Lasting Legacy: From Medieval Romance to Modern Storytelling
The influence of the Crusades on medieval romantic literature did not end with the close of the Middle Ages. The chivalric ideals forged in the crucible of the Holy Land continued to shape European literature through the Renaissance and into the modern era. Writers such as Ariosto and Tasso, whose epic Gerusalemme Liberata (1581) is a fictional account of the First Crusade, kept the crusader romance alive. The romanticized figure of the knight‑errant, as revived by Miguel de Cervantes in Don Quixote (1605), is both an homage to and a critique of the chivalric traditions born from the Crusades. Even in the 19th and 20th centuries, authors like Sir Walter Scott (The Talisman, 1825) and Umberto Eco (Baudolino, 2000) have revisited the crusading imagination, demonstrating its enduring power as a literary wellspring.
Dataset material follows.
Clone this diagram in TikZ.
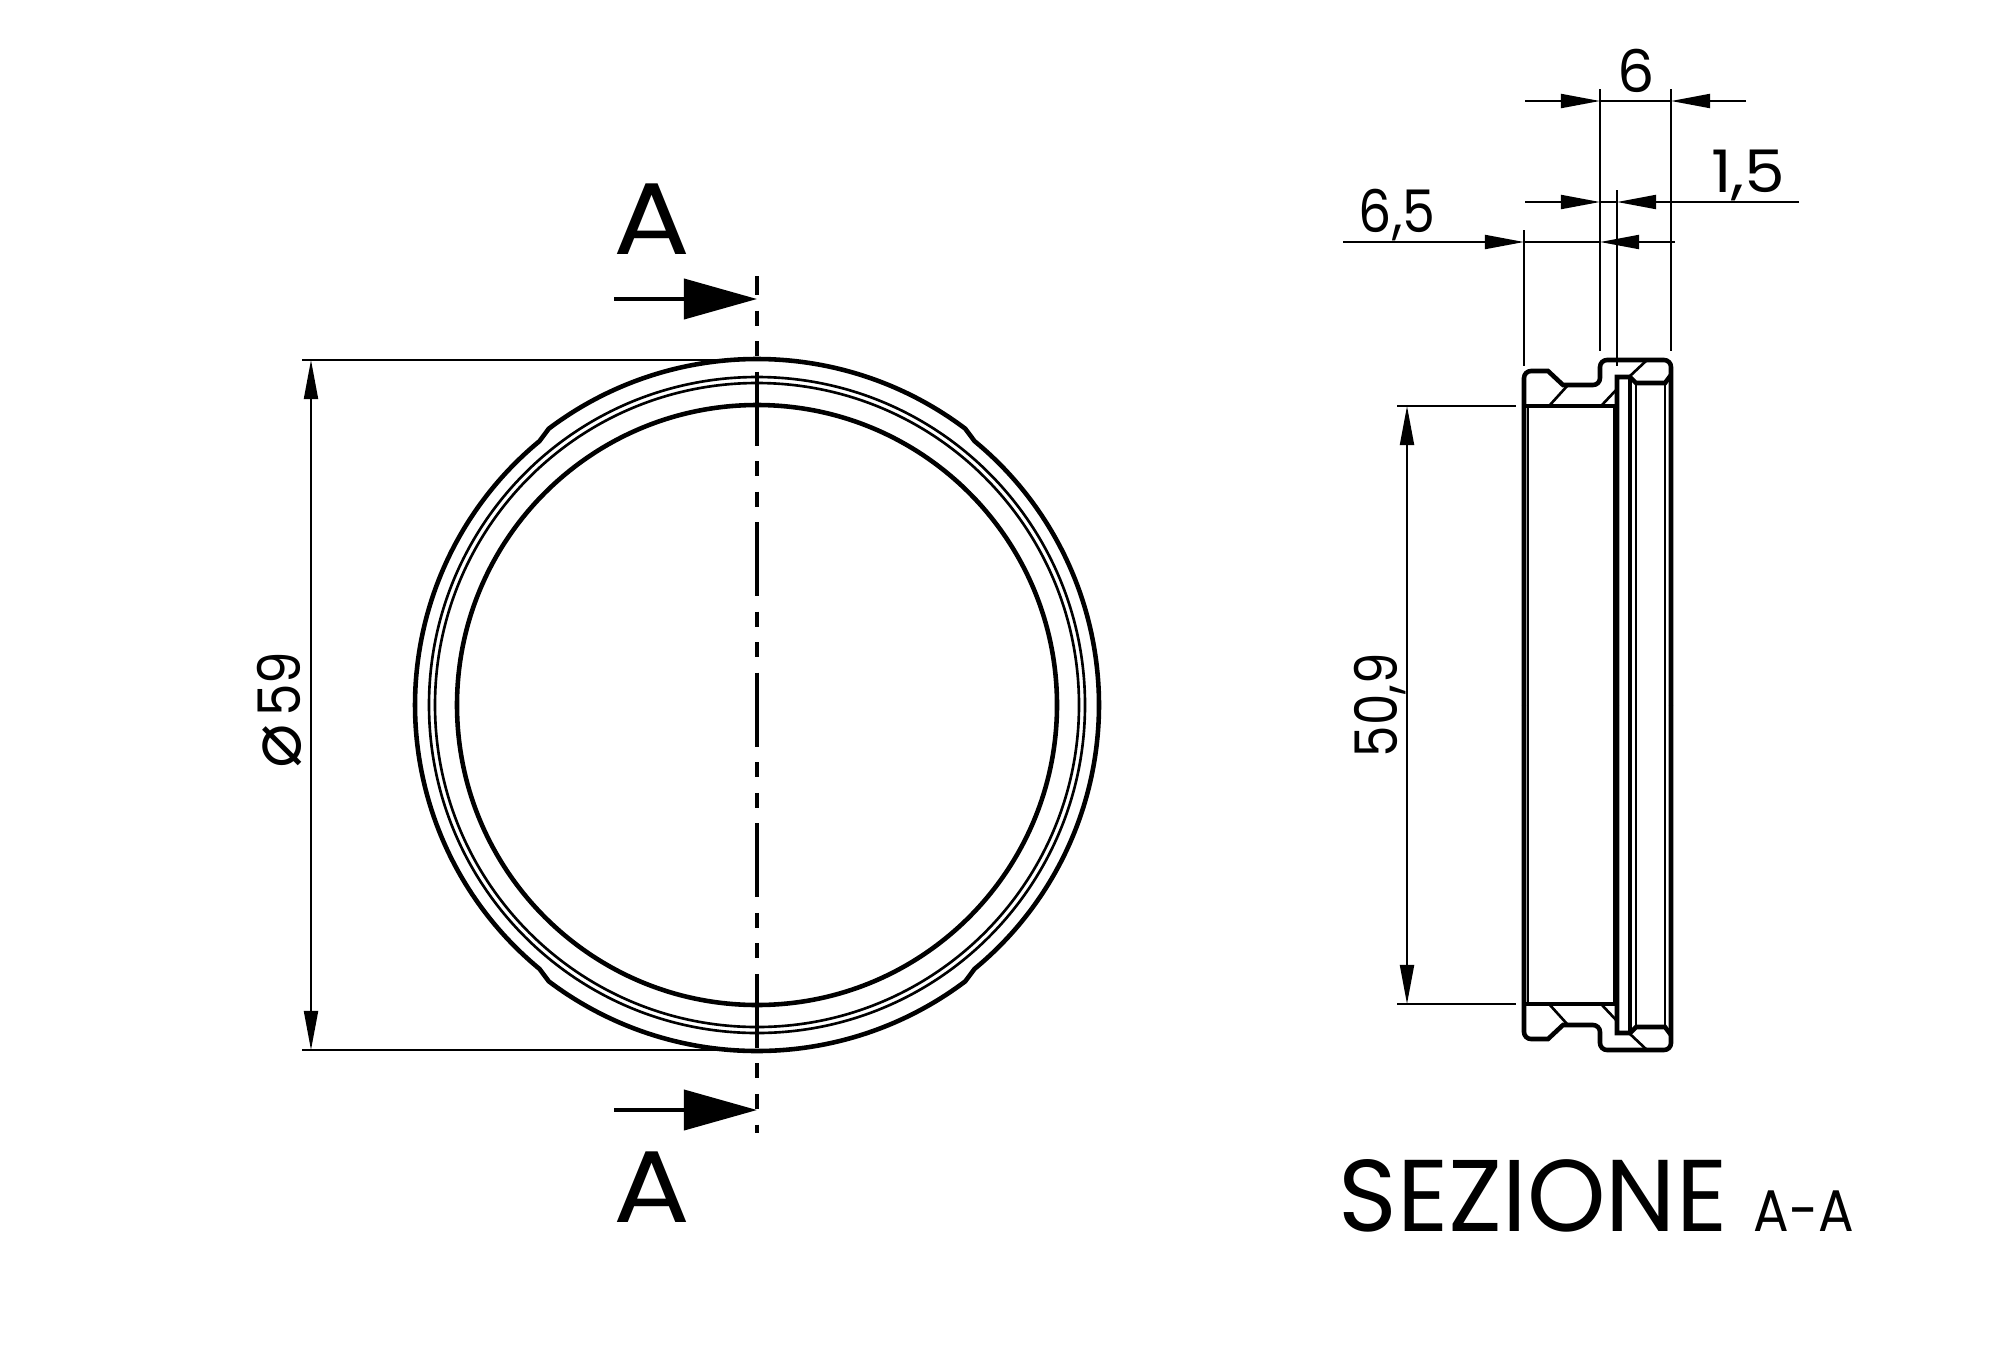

Today, the tropes of crusader romance—the noble quest, the forbidden love, the clash of civilizations—are deeply embedded in popular culture, from films like Kingdom of Heaven to video games like Assassin’s Creed. The Crusades provided the narrative material from which much of Western romance literature was woven; they created a template for stories that balance the personal and the cosmic, the earthly and the divine. By expanding European horizons both geographically and imaginatively, the Crusades gave birth to a literature that continues to explore what it means to love, to fight, and to believe.